** BEGIN Data excerpts **

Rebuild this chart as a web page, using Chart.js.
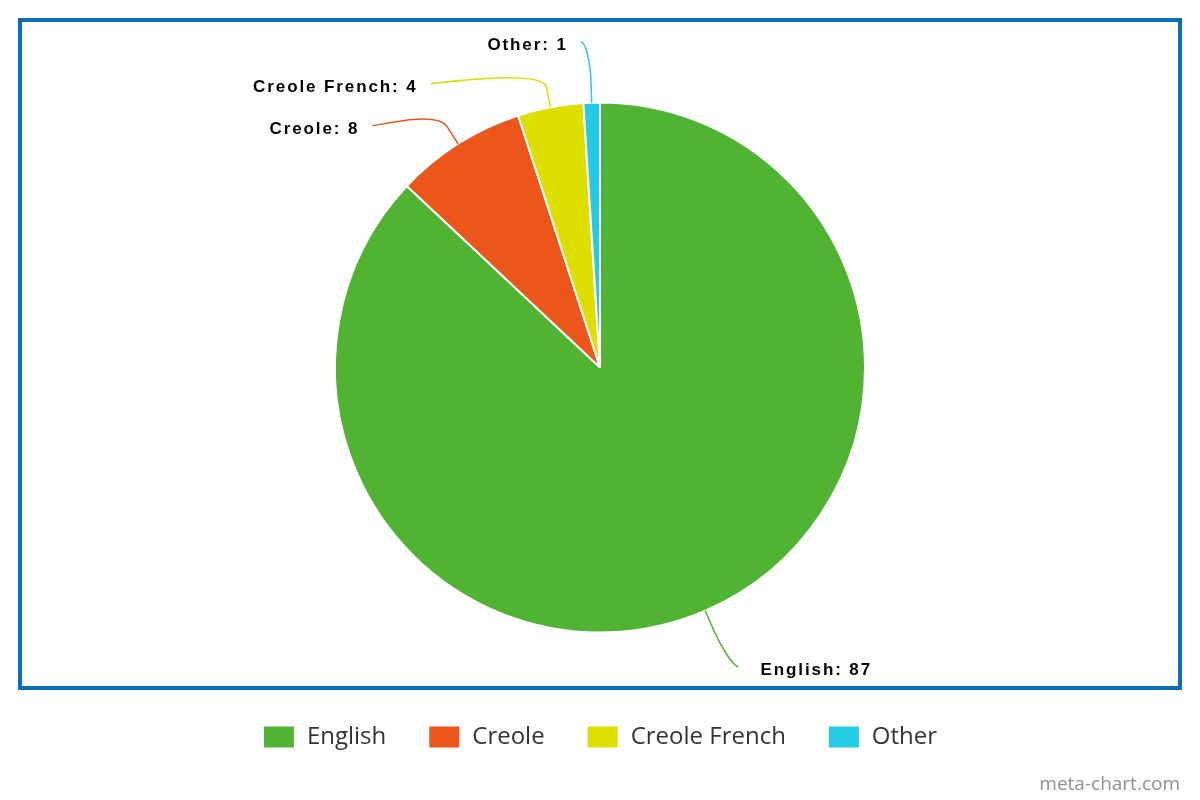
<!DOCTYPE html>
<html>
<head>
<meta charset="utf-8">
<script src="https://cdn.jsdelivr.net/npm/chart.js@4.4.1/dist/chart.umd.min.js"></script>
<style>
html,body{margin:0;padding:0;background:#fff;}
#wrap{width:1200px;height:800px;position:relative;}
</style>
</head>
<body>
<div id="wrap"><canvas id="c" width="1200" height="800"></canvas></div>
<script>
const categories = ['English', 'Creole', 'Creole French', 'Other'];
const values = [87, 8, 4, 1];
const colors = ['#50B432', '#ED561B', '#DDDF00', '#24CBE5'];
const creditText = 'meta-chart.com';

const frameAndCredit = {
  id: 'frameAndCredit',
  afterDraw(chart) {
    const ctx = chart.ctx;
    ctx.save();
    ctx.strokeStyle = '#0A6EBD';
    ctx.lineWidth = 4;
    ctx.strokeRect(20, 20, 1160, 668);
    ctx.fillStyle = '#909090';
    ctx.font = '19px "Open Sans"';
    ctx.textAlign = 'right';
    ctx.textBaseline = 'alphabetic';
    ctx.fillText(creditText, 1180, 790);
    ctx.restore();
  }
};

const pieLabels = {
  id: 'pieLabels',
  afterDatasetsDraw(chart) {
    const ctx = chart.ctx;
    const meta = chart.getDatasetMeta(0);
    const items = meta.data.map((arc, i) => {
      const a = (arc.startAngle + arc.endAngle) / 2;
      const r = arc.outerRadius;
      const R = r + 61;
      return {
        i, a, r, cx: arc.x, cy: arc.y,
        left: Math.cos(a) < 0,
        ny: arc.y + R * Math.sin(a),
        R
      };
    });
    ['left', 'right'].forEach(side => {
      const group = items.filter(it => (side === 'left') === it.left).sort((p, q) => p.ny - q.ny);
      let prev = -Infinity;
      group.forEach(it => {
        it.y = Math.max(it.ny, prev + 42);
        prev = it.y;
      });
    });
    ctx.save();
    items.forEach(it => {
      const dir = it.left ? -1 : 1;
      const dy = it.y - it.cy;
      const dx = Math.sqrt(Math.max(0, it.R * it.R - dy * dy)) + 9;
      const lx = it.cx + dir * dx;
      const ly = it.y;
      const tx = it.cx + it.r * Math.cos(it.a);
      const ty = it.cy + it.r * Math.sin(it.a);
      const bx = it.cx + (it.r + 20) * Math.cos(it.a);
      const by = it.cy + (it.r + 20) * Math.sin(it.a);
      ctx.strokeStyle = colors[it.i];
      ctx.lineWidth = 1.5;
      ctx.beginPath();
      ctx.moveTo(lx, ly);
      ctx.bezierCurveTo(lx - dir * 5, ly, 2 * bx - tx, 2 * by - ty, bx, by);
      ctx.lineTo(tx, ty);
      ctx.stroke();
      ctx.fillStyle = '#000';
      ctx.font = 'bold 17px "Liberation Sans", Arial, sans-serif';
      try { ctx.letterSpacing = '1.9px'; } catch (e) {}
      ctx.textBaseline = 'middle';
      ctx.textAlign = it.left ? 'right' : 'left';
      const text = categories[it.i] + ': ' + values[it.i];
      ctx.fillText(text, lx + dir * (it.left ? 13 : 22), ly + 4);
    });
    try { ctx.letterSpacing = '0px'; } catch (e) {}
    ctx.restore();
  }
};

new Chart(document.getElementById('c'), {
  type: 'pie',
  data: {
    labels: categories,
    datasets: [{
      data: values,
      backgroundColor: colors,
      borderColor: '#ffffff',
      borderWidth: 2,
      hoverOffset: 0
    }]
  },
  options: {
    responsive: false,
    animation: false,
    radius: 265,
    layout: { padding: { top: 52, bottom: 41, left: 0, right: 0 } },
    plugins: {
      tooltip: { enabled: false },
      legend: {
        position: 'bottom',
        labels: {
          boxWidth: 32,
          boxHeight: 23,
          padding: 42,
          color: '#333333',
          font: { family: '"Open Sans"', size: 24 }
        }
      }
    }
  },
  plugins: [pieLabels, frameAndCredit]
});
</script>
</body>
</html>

** END Data excerpts **
** BEGIN Data excerpts **

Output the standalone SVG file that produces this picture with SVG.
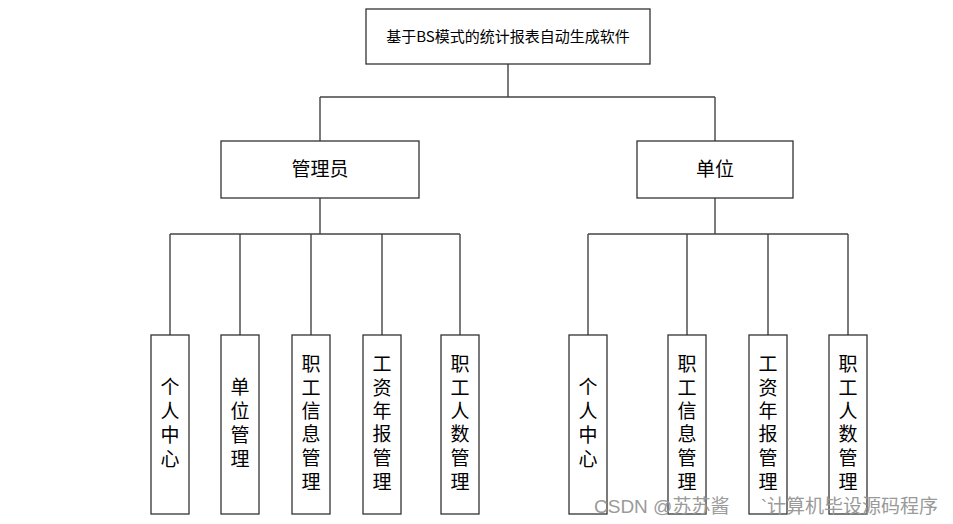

** END Data excerpts **
** BEGIN Data excerpts **

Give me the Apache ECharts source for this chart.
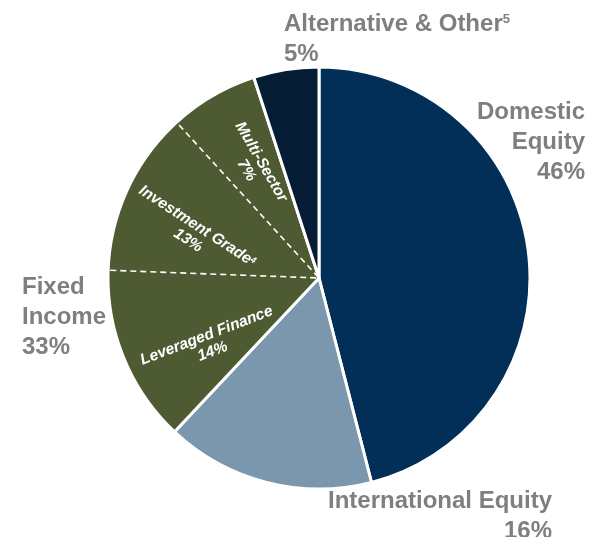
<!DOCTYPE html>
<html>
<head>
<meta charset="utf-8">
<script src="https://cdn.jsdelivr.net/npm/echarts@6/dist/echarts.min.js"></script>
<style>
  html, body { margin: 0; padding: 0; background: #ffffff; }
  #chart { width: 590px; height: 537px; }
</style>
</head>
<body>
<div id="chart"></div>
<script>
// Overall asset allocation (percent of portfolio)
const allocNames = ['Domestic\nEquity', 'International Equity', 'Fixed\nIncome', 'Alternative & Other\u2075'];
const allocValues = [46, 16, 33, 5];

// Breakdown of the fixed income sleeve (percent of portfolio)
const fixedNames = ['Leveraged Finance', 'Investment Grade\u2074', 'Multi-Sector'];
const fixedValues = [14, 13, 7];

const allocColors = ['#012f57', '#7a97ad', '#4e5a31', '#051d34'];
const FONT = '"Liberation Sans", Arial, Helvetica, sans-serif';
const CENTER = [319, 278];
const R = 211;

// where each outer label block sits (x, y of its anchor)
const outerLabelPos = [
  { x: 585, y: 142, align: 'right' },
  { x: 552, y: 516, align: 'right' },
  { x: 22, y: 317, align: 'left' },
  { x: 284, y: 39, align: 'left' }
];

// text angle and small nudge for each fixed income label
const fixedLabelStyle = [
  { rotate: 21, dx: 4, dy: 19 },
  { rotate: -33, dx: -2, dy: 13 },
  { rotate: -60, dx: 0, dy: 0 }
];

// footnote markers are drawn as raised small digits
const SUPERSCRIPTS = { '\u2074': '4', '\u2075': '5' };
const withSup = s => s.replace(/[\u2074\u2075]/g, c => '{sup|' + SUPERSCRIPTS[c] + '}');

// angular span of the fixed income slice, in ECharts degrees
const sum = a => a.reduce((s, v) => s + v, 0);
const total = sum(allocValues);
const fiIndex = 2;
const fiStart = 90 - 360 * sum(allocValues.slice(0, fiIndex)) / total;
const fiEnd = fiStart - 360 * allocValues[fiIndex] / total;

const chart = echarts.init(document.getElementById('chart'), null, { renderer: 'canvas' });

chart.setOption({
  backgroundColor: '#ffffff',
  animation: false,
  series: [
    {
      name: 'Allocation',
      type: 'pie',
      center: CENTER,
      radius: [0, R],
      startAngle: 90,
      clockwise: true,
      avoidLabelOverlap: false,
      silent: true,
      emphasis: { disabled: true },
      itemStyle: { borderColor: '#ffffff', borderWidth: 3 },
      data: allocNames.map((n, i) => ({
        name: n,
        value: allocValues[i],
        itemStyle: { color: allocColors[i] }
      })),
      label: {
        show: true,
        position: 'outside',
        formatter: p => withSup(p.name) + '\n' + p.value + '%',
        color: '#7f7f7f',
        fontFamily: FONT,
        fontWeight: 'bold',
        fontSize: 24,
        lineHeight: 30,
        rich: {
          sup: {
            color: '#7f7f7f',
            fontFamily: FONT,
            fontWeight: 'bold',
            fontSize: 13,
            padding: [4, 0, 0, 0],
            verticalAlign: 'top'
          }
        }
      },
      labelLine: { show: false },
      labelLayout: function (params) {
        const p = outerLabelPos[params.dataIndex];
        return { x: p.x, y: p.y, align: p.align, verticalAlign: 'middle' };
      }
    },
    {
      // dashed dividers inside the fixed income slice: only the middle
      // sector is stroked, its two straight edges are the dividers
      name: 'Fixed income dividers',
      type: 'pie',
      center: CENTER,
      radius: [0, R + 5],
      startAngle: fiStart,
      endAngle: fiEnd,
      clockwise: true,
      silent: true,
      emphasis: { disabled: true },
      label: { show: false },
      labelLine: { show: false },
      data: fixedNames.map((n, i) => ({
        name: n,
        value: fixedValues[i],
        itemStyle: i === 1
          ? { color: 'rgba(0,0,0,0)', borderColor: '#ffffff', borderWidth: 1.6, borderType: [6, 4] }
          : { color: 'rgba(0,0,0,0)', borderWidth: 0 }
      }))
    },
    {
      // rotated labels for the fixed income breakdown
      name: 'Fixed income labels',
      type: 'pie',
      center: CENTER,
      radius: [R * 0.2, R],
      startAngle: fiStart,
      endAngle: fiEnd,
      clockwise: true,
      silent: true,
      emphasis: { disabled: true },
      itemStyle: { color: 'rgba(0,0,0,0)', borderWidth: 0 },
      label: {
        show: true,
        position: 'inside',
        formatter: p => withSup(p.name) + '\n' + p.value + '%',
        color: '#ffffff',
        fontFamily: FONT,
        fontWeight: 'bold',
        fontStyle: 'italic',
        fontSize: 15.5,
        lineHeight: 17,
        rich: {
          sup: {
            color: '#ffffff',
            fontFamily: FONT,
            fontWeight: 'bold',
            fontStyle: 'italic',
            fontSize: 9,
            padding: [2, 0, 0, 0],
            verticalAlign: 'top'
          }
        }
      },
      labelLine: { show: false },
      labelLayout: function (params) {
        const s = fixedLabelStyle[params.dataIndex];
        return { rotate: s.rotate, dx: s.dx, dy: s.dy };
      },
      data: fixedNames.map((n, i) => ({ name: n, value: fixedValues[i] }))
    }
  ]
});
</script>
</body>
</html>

** END Data excerpts **

Copy every line of the records above that holds the word "this".

Rebuild this chart as a web page, using Chart.js.
Output the standalone SVG file that produces this picture with SVG.
Give me the Apache ECharts source for this chart.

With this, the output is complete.